The alert fired. What is the first thing I should check?
Order volume. Pull up Total Orders: if orders rose with the pool (a sale, a campaign, a peak day), the backlog is healthy demand draining normally and the answer is capacity, not an incident. If orders are flat and the pool is up 2x, the drain has stalled and you have a fulfilment or downstream problem to chase.
How do I tell a fulfilment stall from a payment stall?
Check the status split on Pending Orders (created/new/open). An OPEN-heavy pool means orders are paid and confirmed but not shipping, a fulfilment / downstream problem; check the scheduled export job and the OMS / WMS. A CREATED-heavy pool means orders are not getting paid, a payment problem; check Failed Orders (24h) and Payment Status Distribution.
Why is this an alert card rather than a number?
Because a fulfilment stall is silent: checkout works, revenue books, confirmation emails go out, and nothing ships. A standing gauge is easy to miss. An alert that fires on a relative threshold makes the silent failure loud and routes it to the operations team with the affected-site scope attached. The raw count is still available on the Pending Orders card.
Can a demand spike fire a false alarm?
It can fire the alert, but it is not a false alarm, it is the correct signal that demand has outrun current fulfilment capacity. The right response differs (add capacity rather than chase a broken integration), but you still want to know.
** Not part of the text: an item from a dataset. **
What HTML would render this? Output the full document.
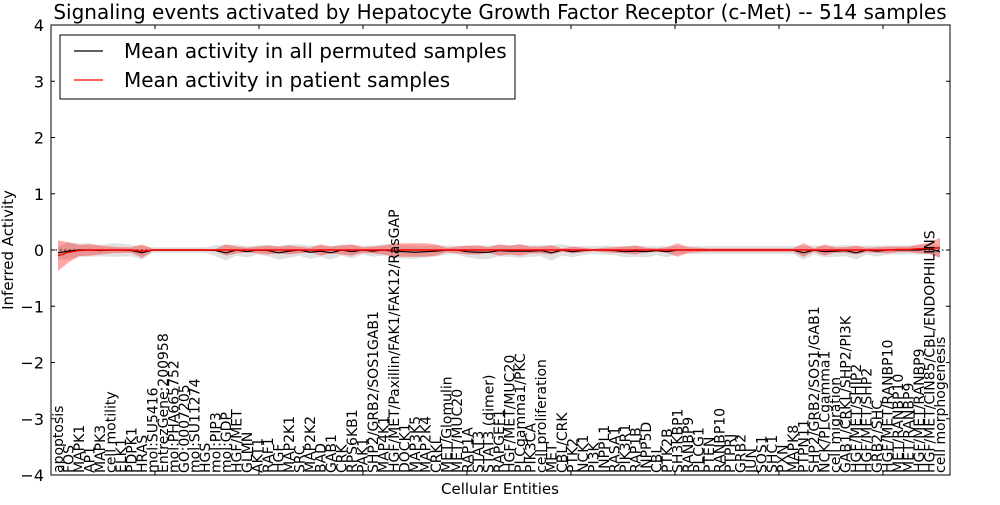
<!DOCTYPE html>
<html><head><meta charset="utf-8"><style>
body{margin:0;background:#fff;}
svg{font-family:"DejaVu Sans","Liberation Sans",sans-serif;}
</style></head><body>
<svg id="chart" width="1000" height="500" xmlns="http://www.w3.org/2000/svg">
<rect width="1000" height="500" fill="#fff"/>
<text x="500" y="19" font-size="20" text-anchor="middle">Signaling events activated by Hepatocyte Growth Factor Receptor (c-Met) -- 514 samples</text>
<g id="bands"></g>
<g id="lines"></g>
<g id="xlabels"></g>
<rect x="51" y="25" width="899" height="450" fill="none" stroke="#000" stroke-width="1"/>
<g id="yaxis"></g>
<g id="xticks"></g>
<text transform="translate(13,250) rotate(-90)" font-size="15" text-anchor="middle">Inferred Activity</text>
<text x="500" y="494" font-size="15" text-anchor="middle">Cellular Entities</text>
<g>
<rect x="60" y="35" width="455" height="64" fill="#fff" stroke="#000" stroke-width="1"/>
<line x1="74" y1="51" x2="103" y2="51" stroke="#000" stroke-width="1.2"/>
<text x="124" y="58" font-size="20">Mean activity in all permuted samples</text>
<line x1="74" y1="80" x2="103" y2="80" stroke="#f00" stroke-width="1.2"/>
<text x="124" y="87" font-size="20">Mean activity in patient samples</text>
</g>
</svg>
<script>
const categories=["apoptosis","FOS","MAPK1","AP1","MAPK3","cell motility","ELK1","PDPK1","HRAS","mol:SU5416","EntrezGene:200958","mol:PHA665752","GO:0007205","mol:SU11274","HGS","mol:PIP3","mol:GDP","HGF/MET","GLMN","AKT1","RAF1","HGF","MAP2K1","SRC","MAP2K2","BAD","GAB1","CRK","RPS6KB1","PAK1","SHP2/GRB2/SOS1GAB1","MAP4K1","HGF/MET/Paxillin/FAK1/FAK12/RasGAP","DOCK1","MAP3K5","MAP2K4","CRKL","MET/Glomulin","MET/MUC20","RAP1A","STAT3","STAT3 (dimer)","RAPGEF1","HGF/MET/MUC20","PLCgamma1/PKC","PIK3CA","cell proliferation","MET","CBL/CRK","PTK2","NCK1","PI3K","INPPL1","RASA1","PIK3R1","RAP1B","INPP5D","CBL","PTK2B","SH3KBP1","RANBP9","PLCG1","PTEN","RANBP10","PTPRJ","GRB2","JUN","SOS1","SHC1","PXN","MAPK8","PTPN11","SHP2/GRB2/SOS1/GAB1","NCK/PLCgamma1","cell migration","GAB1/CRKL/SHP2/PI3K","HGF/MET/SHIP2","HGF/MET/SHP2","GRB2/SHC","HGF/MET/RANBP10","MET/RANBP10","MET/RANBP9","HGF/MET/RANBP9","HGF/MET/CIN85/CBL/ENDOPHILINS","cell morphogenesis"];
const permMean=[-0.05,-0.02,0,0,-0.01,0,0,-0.01,-0.05,0,0,0,0,0,0,-0.01,-0.05,0,-0.03,0,-0.01,-0.05,-0.02,0,-0.04,-0.02,-0.05,0,-0.03,0,-0.02,0,-0.02,-0.03,-0.04,-0.03,-0.02,0,0,-0.03,-0.04,-0.04,-0.01,-0.02,-0.02,-0.02,-0.01,-0.05,0,-0.03,-0.01,0,0,-0.01,-0.03,-0.02,-0.03,-0.01,-0.03,0,0,0,0,0,0,0,0,0,0,0,0,-0.05,0,-0.03,-0.02,-0.01,-0.05,0,-0.02,0,0,0,0,0.02,-0.03];
const permStd=[0.12,0.15,0.12,0.12,0.1,0.12,0.12,0.1,0.12,0.05,0.05,0.05,0.05,0.05,0.05,0.1,0.14,0.1,0.1,0.08,0.1,0.12,0.12,0.1,0.12,0.1,0.12,0.1,0.12,0.08,0.1,0.1,0.12,0.12,0.12,0.1,0.1,0.08,0.08,0.1,0.12,0.12,0.1,0.1,0.12,0.1,0.1,0.14,0.1,0.1,0.08,0.07,0.08,0.08,0.1,0.1,0.1,0.08,0.1,0.07,0.07,0.07,0.07,0.07,0.07,0.07,0.07,0.07,0.07,0.07,0.07,0.12,0.08,0.1,0.1,0.1,0.12,0.08,0.1,0.08,0.08,0.08,0.08,0.1,0.1];
const patMean=[-0.1,-0.04,-0.01,0,0,0,0,0,-0.02,0,0,0,0,0,0,0,0,0,0,0,0,0,0,0,0,0,0,0,0,0,0,0,0,0,0,0,0,0,0,0,0,0,0,0,0,0,0,0,0,0,0,0,0,0,0,0,0,0,0,0,0,0,0,0,0,0,0,0,0,0,0,0,0,0,0,0,0,0,0,0,0.01,0.01,0.02,0.03,0.04];
const patStd=[0.27,0.18,0.1,0.1,0.08,0.06,0.05,0.05,0.12,0.02,0.02,0.02,0.02,0.02,0.02,0.02,0.1,0.06,0.04,0.06,0.08,0.06,0.08,0.06,0.04,0.1,0.06,0.08,0.1,0.05,0.06,0.08,0.12,0.12,0.12,0.12,0.1,0.04,0.06,0.08,0.08,0.05,0.1,0.08,0.1,0.06,0.06,0.08,0.03,0.06,0.04,0.02,0.04,0.05,0.06,0.08,0.04,0.03,0.05,0.12,0.05,0.04,0.03,0.03,0.03,0.03,0.03,0.03,0.03,0.03,0.03,0.12,0.03,0.1,0.05,0.05,0.08,0.04,0.05,0.06,0.05,0.05,0.08,0.1,0.18];
const yTicks=[-4,-3,-2,-1,0,1,2,3,4];
const NS='http://www.w3.org/2000/svg';
function xs(i){return 58+i*(882/(categories.length-1));}
function ys(v){return 250-v*56.25;}
function mk(tag,attrs,parent){const e=document.createElementNS(NS,tag);for(const k in attrs)e.setAttribute(k,attrs[k]);parent.appendChild(e);return e;}
const bands=document.getElementById('bands'),lines=document.getElementById('lines');
function band(mean,std,fill,op,name){
  let up=mean.map((m,i)=>xs(i)+','+ys(m+std[i])),dn=mean.map((m,i)=>xs(i)+','+ys(m-std[i])).reverse();
  const p=mk('polygon',{points:up.concat(dn).join(' '),fill:fill,'fill-opacity':op,stroke:'none'},bands);
  
  
}
band(permMean,permStd,'#aaaaaa',0.35,'permuted-band');
band(patMean,patStd,'#ff0000',0.35,'patient-band');
const zl=mk('line',{x1:51,x2:950,y1:ys(0),y2:ys(0),stroke:'#000','stroke-dasharray':'1.5,3','stroke-width':1},lines);


const l1=mk('polyline',{points:permMean.map((m,i)=>xs(i)+','+ys(m)).join(' '),fill:'none',stroke:'#000','stroke-width':1.2},lines);


const l2=mk('polyline',{points:patMean.map((m,i)=>xs(i)+','+ys(m)).join(' '),fill:'none',stroke:'#f00','stroke-width':1.4},lines);


const xl=document.getElementById('xlabels');
categories.forEach((c,i)=>{
  const t=mk('text',{transform:'translate('+(xs(i)+5)+',473) rotate(-90)','font-size':14},xl);
  t.textContent=c;
  
  
});
const ya=document.getElementById('yaxis');
yTicks.forEach(v=>{
  mk('line',{x1:51,x2:55,y1:ys(v),y2:ys(v),stroke:'#000'},ya);
  mk('line',{x1:946,x2:950,y1:ys(v),y2:ys(v),stroke:'#000'},ya);
  const t=mk('text',{x:44,y:ys(v)+6,'font-size':16,'text-anchor':'end'},ya);
  t.textContent=v<0?'\u2212'+Math.abs(v):String(v);
  
  
});
const xt=document.getElementById('xticks');
for(let k=1;k<=8;k++){const x=51+k*104;mk('line',{x1:x,x2:x,y1:25,y2:29,stroke:'#000'},xt);mk('line',{x1:x,x2:x,y1:471,y2:475,stroke:'#000'},xt);}
</script>
</body></html>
The volume check (orders up with the pool, or flat) is what separates “scale up” from “something broke”.
Why does Business Manager sometimes look normal when the alert fired?
A few reasons. (1) Relative threshold, the alert fires at 2x your own baseline, which can look unremarkable in absolute terms. (2) Site-scope, Business Manager defaults to one site while the alert evaluates the whole realm, so a backlog spread across sites may not stand out anywhere. (3) Status set, the backlog pools all three pre-fulfilment statuses; a search that omits one understates the pile. (4) Snapshot timing, a read taken after the drain catches up looks calmer.
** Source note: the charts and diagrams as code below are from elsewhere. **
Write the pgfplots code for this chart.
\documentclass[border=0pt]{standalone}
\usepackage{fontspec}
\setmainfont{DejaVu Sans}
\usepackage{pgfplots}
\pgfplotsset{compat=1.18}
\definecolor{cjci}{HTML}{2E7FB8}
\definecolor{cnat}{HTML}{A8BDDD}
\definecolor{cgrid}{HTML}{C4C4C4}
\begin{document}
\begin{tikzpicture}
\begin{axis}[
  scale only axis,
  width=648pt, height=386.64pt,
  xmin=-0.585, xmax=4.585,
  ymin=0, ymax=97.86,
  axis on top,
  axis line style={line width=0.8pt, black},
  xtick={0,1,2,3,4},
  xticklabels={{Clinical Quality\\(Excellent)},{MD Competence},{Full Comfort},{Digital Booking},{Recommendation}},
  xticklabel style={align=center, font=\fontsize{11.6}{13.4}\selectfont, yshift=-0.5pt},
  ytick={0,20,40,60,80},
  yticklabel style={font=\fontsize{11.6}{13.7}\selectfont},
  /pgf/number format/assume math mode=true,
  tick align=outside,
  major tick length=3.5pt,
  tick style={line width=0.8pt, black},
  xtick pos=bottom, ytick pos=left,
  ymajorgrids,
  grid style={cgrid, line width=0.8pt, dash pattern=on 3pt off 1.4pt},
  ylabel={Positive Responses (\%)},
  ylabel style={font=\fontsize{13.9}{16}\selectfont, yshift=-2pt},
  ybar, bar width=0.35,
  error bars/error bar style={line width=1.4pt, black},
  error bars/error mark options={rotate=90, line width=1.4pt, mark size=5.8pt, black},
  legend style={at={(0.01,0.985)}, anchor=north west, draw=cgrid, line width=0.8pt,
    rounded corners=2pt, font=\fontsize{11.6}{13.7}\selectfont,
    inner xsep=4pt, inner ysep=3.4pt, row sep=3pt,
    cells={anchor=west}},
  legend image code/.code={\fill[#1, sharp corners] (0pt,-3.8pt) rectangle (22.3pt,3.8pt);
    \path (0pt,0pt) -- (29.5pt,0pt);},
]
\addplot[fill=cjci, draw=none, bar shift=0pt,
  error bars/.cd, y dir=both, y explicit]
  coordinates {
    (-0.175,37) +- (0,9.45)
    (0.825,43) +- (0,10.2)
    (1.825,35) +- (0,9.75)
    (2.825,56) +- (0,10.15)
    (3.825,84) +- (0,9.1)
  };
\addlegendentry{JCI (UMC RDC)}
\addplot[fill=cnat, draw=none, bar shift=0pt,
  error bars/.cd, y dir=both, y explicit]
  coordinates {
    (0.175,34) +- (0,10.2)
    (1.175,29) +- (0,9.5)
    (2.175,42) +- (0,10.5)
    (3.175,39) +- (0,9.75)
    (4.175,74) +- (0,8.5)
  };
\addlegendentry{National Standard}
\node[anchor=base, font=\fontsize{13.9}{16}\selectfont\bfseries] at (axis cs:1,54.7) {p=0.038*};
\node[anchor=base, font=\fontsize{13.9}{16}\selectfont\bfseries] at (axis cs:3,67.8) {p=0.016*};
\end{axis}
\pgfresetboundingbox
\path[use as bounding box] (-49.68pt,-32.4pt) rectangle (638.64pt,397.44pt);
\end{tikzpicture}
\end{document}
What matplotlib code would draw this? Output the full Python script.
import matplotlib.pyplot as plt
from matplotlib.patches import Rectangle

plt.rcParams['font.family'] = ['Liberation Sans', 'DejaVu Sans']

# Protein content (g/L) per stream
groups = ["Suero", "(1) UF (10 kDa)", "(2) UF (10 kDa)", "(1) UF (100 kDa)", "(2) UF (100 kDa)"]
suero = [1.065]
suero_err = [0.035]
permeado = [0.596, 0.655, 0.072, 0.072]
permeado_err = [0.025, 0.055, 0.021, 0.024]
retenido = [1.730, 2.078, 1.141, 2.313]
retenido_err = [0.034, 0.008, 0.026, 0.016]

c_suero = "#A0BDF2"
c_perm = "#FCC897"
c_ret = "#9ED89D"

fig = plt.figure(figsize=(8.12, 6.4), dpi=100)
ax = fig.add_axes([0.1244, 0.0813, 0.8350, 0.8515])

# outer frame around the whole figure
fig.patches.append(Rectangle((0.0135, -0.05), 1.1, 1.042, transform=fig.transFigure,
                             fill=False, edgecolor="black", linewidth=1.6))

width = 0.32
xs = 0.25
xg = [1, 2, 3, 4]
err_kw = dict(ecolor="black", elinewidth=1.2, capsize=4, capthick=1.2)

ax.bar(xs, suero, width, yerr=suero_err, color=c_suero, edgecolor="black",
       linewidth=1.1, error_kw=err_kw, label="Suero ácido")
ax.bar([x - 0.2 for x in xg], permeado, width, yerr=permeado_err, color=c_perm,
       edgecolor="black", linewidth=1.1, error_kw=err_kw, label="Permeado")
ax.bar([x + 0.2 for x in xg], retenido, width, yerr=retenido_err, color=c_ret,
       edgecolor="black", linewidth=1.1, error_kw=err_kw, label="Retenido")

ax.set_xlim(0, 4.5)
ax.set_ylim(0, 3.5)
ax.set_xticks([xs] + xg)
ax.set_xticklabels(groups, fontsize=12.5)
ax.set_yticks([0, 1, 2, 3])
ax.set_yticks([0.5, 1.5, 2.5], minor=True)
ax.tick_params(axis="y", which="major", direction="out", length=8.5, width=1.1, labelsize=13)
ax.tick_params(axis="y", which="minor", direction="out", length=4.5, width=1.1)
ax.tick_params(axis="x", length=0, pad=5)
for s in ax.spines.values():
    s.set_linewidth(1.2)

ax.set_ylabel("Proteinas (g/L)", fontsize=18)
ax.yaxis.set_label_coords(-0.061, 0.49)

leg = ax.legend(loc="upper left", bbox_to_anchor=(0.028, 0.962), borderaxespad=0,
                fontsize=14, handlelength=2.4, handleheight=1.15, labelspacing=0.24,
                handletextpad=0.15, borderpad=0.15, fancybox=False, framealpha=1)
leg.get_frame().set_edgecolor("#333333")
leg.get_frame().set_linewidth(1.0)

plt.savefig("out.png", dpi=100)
Does the B2B portal factor into the realm alert?
Yes, B2B pending orders are in the pooled count, but B2B naturally carries a slower-turning pool (scheduled deliveries, contractual lead times), so its baseline is built into the 30-day average. A B2B-only spike rarely fires the realm alert on its own. Filter to the B2B siteId if you want to watch the trade portal’s backlog separately.
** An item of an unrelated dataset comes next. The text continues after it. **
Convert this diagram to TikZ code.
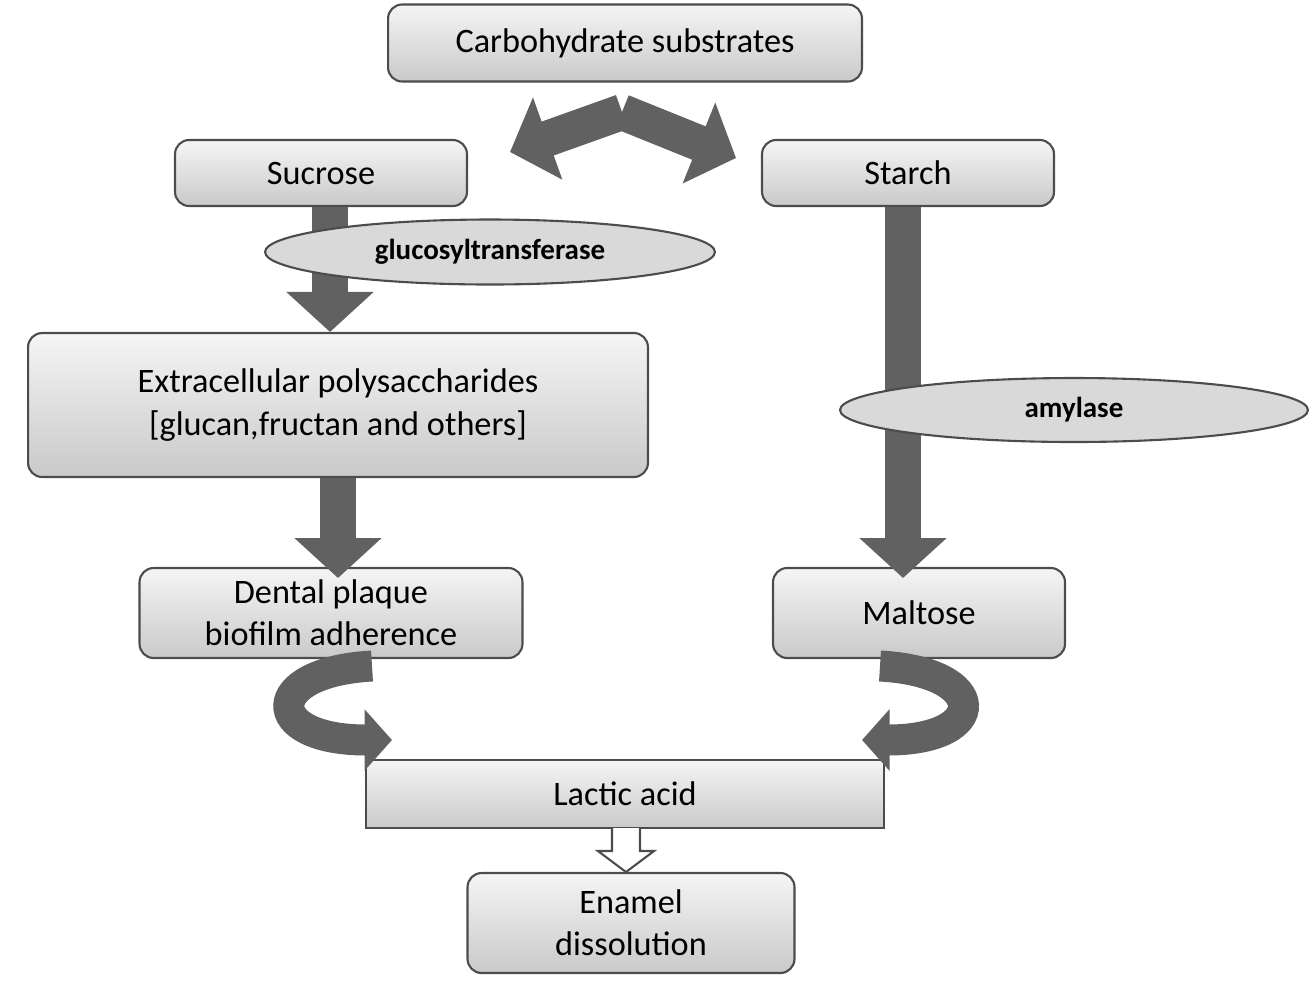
\documentclass[tikz,border=0pt]{standalone}
\usepackage{fontspec}
\setmainfont{Carlito}
\usetikzlibrary{positioning,shapes.geometric,arrows.meta}

\tikzset{
  box/.style={draw=gray!60!black, line width=1.2pt, rounded corners=8pt,
    top color=gray!8, bottom color=gray!42, align=center,
    font=\fontsize{19.5}{24}\selectfont, inner sep=0pt},
  enzyme/.style={ellipse, draw=gray!60!black, line width=1.2pt,
    fill=gray!30, font=\fontsize{16.5}{18}\selectfont\bfseries, inner sep=0pt},
  flow/.style={draw=black!62, line width=0.72cm,
    -{Triangle[length=0.8cm,width=1.7cm]}},
  turn/.style={draw=black!62, line width=0.62cm,
    -{Triangle[length=0.55cm,width=1.2cm]}}
}

\begin{document}
\begin{tikzpicture}[x=0.02cm, y=-0.02cm]
  \useasboundingbox (0,0) rectangle (1310,985);
  % boxes
  \node[box, minimum width=9.48cm, minimum height=1.54cm] (carb) at (625,43) {Carbohydrate substrates};
  \node[box, minimum width=5.84cm, minimum height=1.32cm] (suc) at (321,173) {Sucrose};
  \node[box, minimum width=5.84cm, minimum height=1.32cm] (sta) at (908,173) {Starch};
  \node[box, minimum width=12.4cm, minimum height=2.88cm] (eps) at (338,405)
    {Extracellular polysaccharides\\{}[glucan,fructan and others]};
  \node[box, minimum width=7.66cm, minimum height=1.8cm] (plq) at (331,613)
    {Dental plaque\\biofilm adherence};
  \node[box, minimum width=5.84cm, minimum height=1.8cm] (mal) at (919,613) {Maltose};
  \node[box, rounded corners=0pt, minimum width=10.36cm, minimum height=1.36cm] (lac) at (625,794) {Lactic acid};
  \node[box, minimum width=6.54cm, minimum height=2cm] (ena) at (631,923) {Enamel\\dissolution};
  % split arrow
  \coordinate (fork) at (622,112);
  \draw[flow] (fork) -- (510,152);
  \draw[flow] (fork) -- (736,158);
  % straight arrows
  \draw[flow] ([xshift=0.18cm]suc.south) -- ([xshift=0.18cm]suc.south |- eps.north);
  \draw[flow] (eps.south) -- (eps.south |- 0,578);
  \draw[flow] ([xshift=-0.1cm]sta.south) -- ([xshift=-0.1cm]sta.south |- 0,578);
  % enzymes on top
  \node[enzyme, minimum width=9cm, minimum height=1.3cm] (gtf) at (490,252) {glucosyltransferase};
  \node[enzyme, minimum width=9.36cm, minimum height=1.28cm] (amy) at (1074,410) {amylase};
  % turning arrows
  \draw[turn] (372,666) .. controls (262,672) and (262,740) .. (392,740);
  \draw[turn] (880,666) .. controls (990,672) and (990,740) .. (862,740);
  % hollow arrow
  \draw[draw=gray!60!black, line width=1.2pt, fill=white]
    (612,828) -- (612,851) -- (598,851) -- (626,872) -- (654,851) -- (640,851) -- (640,828);
\end{tikzpicture}
\end{document}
What should be in my runbook when this alert fires?
A practical order. (1) Check order volume to rule demand in or out. (2) Read the CREATED vs OPEN split to point at payment or fulfilment. (3) If fulfilment: confirm the scheduled export job last-run status in Business Manager Jobs and the OMS / WMS acknowledgements. (4) If payment: check PSP credentials and the failed-order count. (5) Once cleared, watch the pool drain back below threshold and confirm delivery SLAs were not breached for the affected orders.